Pull out all lines from the listing below in which the word "that" appears.

Provided information:
_____
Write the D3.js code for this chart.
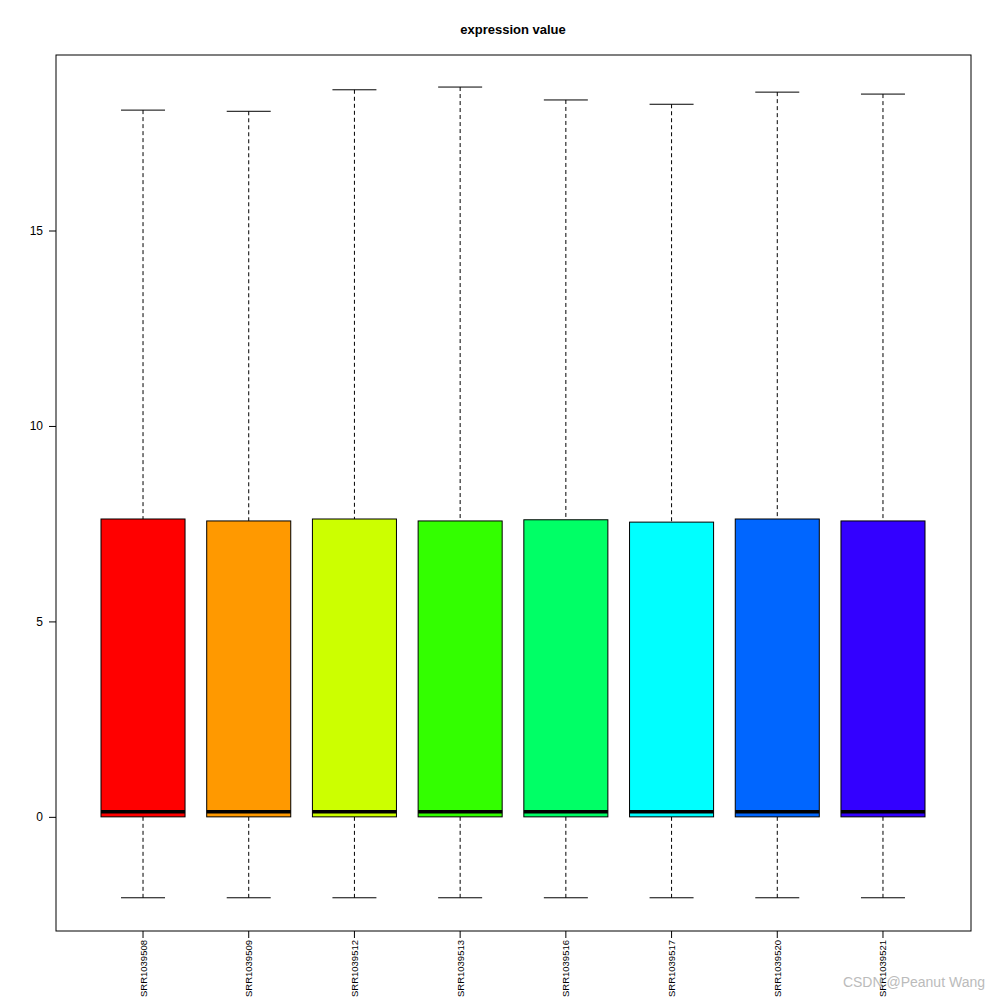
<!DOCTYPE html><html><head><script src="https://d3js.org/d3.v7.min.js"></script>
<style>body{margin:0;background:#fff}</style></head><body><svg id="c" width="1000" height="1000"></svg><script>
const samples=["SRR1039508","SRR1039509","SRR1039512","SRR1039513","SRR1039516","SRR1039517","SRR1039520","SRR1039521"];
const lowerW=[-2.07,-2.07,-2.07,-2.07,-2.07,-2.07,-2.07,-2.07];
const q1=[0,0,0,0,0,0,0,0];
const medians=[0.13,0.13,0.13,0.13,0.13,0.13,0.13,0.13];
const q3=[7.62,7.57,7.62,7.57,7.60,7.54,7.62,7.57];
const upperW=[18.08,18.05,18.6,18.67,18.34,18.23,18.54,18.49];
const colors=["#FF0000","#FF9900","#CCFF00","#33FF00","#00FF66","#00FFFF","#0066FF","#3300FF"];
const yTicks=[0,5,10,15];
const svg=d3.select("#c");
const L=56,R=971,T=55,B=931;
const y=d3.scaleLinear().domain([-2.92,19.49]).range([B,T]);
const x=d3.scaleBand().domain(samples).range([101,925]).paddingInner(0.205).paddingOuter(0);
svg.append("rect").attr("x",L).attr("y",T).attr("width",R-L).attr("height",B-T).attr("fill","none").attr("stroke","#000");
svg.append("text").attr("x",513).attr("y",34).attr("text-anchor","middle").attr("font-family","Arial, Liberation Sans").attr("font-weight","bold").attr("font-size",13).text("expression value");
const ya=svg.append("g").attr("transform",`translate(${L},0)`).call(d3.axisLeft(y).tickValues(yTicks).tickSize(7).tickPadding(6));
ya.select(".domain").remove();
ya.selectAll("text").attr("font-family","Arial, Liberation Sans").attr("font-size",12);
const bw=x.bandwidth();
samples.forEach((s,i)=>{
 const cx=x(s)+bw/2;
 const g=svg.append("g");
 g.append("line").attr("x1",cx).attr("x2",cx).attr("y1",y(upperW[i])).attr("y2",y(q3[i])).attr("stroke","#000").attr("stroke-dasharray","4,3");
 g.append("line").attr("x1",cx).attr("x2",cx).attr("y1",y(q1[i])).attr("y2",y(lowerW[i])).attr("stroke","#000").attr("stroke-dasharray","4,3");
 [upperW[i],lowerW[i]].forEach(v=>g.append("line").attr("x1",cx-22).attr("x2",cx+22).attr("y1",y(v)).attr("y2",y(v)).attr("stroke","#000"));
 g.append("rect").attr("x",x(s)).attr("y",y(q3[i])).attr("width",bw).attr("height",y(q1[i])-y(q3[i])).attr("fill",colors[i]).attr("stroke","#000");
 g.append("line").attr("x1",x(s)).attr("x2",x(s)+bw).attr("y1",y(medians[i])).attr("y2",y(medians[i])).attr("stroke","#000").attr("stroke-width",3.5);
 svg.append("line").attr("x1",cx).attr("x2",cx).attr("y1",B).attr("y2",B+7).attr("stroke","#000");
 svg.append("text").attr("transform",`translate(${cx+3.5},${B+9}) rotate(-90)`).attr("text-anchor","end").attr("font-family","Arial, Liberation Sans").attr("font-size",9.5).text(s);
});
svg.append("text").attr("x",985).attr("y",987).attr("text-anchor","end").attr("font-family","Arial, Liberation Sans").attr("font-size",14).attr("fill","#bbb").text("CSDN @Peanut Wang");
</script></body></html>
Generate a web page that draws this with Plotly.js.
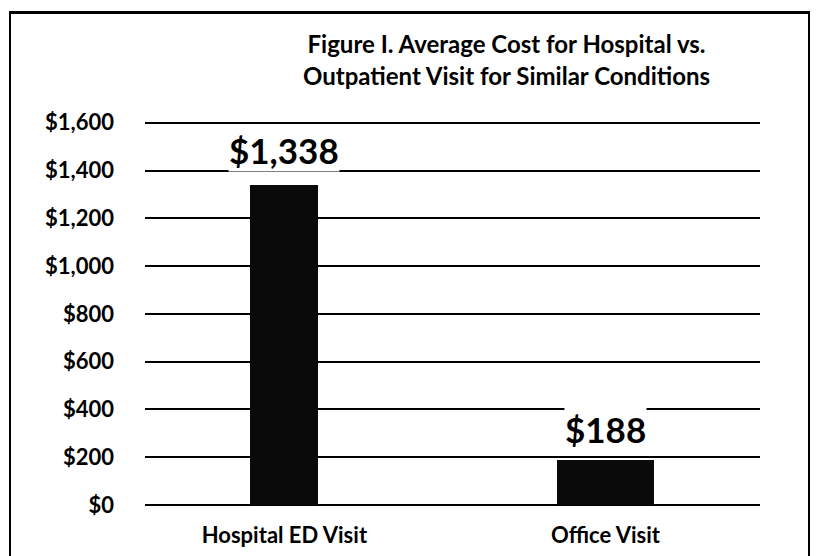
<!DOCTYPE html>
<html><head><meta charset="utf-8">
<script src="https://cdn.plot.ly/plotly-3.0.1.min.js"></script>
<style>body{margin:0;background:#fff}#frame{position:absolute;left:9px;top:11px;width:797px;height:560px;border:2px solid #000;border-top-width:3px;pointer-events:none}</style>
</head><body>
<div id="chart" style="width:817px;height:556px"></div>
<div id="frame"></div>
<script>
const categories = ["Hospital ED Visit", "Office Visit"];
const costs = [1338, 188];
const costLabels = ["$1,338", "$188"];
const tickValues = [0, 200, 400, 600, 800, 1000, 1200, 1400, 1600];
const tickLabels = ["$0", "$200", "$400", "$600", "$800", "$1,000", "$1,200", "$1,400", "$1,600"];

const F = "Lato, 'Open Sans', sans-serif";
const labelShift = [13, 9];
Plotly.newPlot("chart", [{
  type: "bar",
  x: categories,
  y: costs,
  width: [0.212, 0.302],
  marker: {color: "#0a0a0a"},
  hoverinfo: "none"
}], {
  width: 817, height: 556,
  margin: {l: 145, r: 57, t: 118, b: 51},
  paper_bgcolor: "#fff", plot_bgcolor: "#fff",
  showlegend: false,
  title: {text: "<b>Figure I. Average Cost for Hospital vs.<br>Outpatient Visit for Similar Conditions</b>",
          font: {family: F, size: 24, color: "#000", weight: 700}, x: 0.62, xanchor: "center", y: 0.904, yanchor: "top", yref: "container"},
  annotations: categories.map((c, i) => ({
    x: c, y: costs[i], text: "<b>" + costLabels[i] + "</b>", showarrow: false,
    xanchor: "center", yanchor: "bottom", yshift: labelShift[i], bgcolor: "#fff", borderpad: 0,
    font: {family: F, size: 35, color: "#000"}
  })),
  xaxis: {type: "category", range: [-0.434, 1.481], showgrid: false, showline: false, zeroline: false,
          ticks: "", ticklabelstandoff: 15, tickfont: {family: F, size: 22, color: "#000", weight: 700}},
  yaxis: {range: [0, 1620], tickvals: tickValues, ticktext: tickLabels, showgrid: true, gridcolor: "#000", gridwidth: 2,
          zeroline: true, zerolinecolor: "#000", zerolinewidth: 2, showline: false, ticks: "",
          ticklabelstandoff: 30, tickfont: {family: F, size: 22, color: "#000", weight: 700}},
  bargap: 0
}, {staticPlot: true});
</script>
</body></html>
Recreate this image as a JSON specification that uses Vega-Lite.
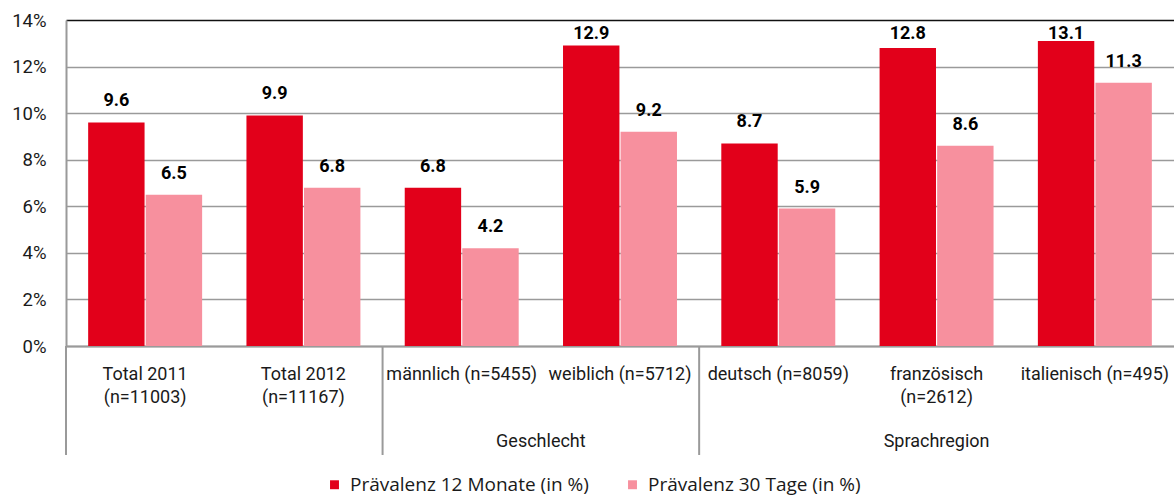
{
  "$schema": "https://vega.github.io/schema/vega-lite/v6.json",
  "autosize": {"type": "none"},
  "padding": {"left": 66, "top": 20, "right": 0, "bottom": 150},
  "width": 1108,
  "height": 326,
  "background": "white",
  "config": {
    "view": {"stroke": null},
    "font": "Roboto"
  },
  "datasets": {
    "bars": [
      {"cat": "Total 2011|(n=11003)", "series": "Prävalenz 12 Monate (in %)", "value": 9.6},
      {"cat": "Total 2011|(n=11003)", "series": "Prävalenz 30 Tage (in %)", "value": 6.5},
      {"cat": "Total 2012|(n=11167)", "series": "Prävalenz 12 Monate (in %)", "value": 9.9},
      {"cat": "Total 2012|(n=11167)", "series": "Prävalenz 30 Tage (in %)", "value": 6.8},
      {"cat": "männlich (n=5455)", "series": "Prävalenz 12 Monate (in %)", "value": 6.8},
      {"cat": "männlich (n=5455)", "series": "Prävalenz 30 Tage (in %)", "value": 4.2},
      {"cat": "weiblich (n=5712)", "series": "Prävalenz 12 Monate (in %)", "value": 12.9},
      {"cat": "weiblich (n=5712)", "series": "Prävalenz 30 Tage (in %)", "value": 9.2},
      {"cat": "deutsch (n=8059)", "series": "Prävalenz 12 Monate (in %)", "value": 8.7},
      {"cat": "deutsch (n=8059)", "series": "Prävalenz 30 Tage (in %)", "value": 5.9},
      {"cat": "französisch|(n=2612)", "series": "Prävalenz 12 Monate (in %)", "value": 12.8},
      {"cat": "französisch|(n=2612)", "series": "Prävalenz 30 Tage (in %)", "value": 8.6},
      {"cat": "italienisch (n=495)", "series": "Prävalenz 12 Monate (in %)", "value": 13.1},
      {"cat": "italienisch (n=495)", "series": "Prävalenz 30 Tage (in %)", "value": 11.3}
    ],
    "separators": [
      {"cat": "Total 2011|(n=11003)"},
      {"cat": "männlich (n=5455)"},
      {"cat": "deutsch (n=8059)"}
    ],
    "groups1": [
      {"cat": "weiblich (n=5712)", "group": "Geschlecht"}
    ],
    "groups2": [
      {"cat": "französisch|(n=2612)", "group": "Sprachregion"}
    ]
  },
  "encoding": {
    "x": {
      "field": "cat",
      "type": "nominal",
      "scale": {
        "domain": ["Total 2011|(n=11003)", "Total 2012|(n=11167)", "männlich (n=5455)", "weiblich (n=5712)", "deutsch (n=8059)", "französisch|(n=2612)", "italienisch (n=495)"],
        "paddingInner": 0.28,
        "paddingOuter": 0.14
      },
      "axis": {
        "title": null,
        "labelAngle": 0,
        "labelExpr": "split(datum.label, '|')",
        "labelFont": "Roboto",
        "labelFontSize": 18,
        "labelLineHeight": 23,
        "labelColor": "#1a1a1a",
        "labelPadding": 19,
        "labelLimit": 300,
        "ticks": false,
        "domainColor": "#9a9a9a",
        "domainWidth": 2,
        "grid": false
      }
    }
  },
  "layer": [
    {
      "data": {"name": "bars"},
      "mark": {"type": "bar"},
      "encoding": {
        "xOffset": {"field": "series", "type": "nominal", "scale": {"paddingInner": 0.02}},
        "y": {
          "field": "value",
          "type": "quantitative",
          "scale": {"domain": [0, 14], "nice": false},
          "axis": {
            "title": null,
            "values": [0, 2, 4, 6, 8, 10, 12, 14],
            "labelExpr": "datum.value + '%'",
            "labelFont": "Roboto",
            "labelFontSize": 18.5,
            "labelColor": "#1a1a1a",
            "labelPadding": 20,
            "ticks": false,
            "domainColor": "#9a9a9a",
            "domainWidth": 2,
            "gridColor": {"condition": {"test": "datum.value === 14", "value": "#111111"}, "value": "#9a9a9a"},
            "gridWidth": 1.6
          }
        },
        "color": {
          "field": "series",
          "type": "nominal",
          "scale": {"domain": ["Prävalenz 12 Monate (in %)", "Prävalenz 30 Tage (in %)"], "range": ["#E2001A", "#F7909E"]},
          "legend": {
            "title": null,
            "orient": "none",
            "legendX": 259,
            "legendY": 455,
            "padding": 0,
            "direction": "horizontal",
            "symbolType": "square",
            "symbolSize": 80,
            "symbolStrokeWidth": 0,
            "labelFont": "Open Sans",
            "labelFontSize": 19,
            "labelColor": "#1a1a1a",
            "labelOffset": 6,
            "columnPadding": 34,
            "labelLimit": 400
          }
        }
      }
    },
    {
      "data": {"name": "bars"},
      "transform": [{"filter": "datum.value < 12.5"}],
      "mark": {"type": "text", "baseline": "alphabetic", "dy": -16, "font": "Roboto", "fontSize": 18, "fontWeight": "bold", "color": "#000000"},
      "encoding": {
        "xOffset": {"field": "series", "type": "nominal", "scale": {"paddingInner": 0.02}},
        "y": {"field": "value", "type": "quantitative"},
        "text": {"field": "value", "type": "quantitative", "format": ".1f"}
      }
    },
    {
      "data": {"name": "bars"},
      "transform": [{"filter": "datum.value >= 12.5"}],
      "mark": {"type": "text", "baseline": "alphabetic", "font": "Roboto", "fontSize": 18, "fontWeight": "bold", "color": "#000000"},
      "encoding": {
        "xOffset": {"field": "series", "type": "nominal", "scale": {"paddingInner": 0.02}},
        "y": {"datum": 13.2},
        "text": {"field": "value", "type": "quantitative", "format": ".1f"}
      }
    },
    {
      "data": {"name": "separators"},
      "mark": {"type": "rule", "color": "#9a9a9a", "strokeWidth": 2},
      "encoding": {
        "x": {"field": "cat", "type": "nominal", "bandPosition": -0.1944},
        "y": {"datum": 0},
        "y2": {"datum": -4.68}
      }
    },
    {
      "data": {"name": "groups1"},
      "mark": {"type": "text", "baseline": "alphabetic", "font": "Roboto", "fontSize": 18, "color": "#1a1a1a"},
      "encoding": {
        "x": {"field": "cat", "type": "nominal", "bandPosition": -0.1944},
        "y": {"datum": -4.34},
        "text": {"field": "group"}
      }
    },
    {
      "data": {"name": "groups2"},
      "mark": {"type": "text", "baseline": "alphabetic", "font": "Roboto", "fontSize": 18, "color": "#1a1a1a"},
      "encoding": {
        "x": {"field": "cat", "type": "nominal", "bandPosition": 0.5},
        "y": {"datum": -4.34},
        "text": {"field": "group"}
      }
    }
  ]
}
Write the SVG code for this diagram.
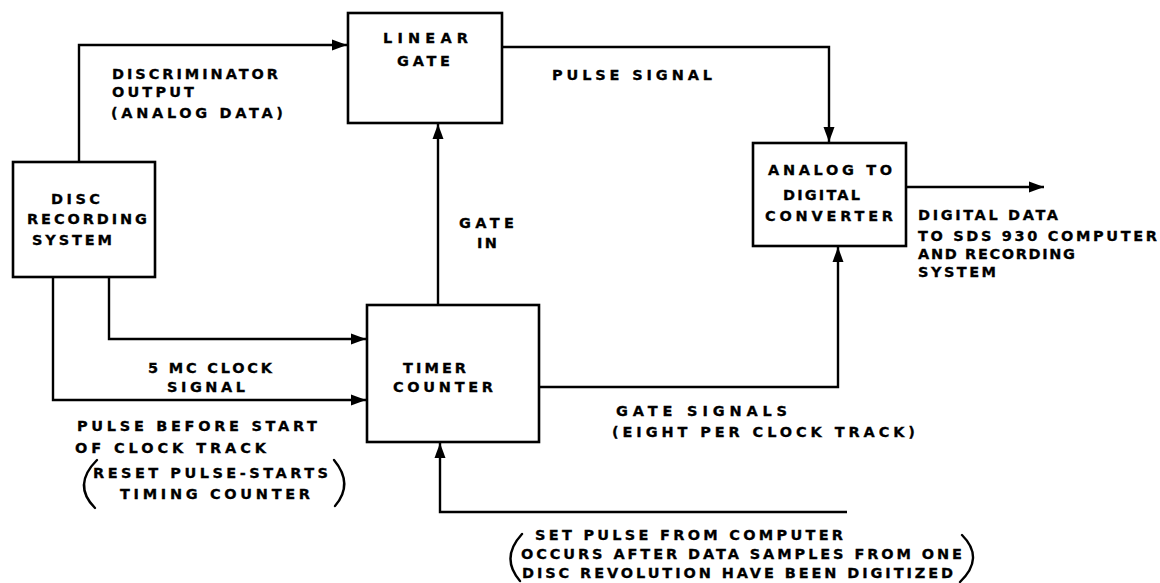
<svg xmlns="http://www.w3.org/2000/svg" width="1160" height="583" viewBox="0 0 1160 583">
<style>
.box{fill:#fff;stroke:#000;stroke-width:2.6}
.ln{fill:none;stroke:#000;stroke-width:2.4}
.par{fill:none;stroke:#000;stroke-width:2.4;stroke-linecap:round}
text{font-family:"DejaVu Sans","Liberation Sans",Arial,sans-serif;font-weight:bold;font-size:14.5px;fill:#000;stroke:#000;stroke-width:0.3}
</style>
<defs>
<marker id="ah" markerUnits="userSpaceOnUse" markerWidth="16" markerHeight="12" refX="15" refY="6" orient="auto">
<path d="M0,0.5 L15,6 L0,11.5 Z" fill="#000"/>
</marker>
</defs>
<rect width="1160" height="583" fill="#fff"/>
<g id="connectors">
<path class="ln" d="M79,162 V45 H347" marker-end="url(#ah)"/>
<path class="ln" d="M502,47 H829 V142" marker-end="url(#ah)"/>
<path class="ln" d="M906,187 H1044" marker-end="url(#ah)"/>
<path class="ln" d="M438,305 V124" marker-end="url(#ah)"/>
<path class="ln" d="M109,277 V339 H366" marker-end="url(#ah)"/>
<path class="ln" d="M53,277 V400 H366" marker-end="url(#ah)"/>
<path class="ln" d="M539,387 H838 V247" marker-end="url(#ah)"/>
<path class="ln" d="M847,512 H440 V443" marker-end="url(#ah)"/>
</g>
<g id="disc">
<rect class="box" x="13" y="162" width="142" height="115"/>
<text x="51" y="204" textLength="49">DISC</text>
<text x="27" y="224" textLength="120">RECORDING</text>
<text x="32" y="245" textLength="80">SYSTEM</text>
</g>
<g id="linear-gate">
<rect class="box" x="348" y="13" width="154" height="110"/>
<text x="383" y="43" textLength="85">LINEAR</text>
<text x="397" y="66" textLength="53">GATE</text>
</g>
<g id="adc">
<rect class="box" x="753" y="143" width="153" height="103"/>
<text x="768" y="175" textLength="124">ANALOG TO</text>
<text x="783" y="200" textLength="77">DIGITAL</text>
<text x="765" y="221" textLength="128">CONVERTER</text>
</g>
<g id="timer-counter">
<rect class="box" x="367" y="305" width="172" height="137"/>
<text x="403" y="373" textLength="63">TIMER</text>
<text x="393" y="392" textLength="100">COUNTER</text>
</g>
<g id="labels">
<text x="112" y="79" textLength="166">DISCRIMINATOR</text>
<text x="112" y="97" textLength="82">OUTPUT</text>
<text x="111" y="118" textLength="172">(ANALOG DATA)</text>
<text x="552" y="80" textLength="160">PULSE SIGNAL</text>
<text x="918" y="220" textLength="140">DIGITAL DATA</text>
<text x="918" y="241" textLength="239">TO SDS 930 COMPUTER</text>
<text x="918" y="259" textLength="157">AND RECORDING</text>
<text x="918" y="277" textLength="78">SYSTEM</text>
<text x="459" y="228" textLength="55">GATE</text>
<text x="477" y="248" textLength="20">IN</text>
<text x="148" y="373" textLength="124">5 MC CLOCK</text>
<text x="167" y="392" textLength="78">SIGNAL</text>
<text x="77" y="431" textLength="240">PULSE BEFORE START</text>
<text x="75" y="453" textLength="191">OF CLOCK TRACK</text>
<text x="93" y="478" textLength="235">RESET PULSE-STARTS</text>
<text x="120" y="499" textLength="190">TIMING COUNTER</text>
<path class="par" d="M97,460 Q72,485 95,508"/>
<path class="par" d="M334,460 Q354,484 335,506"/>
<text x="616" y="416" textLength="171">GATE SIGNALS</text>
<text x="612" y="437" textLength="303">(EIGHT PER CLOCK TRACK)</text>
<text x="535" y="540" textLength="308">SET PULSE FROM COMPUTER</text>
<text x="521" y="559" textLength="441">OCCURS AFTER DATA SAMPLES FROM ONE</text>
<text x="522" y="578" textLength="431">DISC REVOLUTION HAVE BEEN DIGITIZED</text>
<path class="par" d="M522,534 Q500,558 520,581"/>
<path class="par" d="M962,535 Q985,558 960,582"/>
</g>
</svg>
_____
Answer for this exercise:
Generate a web page that draws this with Plotly.js.
Recreate this image as a JSON specification that uses Vega-Lite.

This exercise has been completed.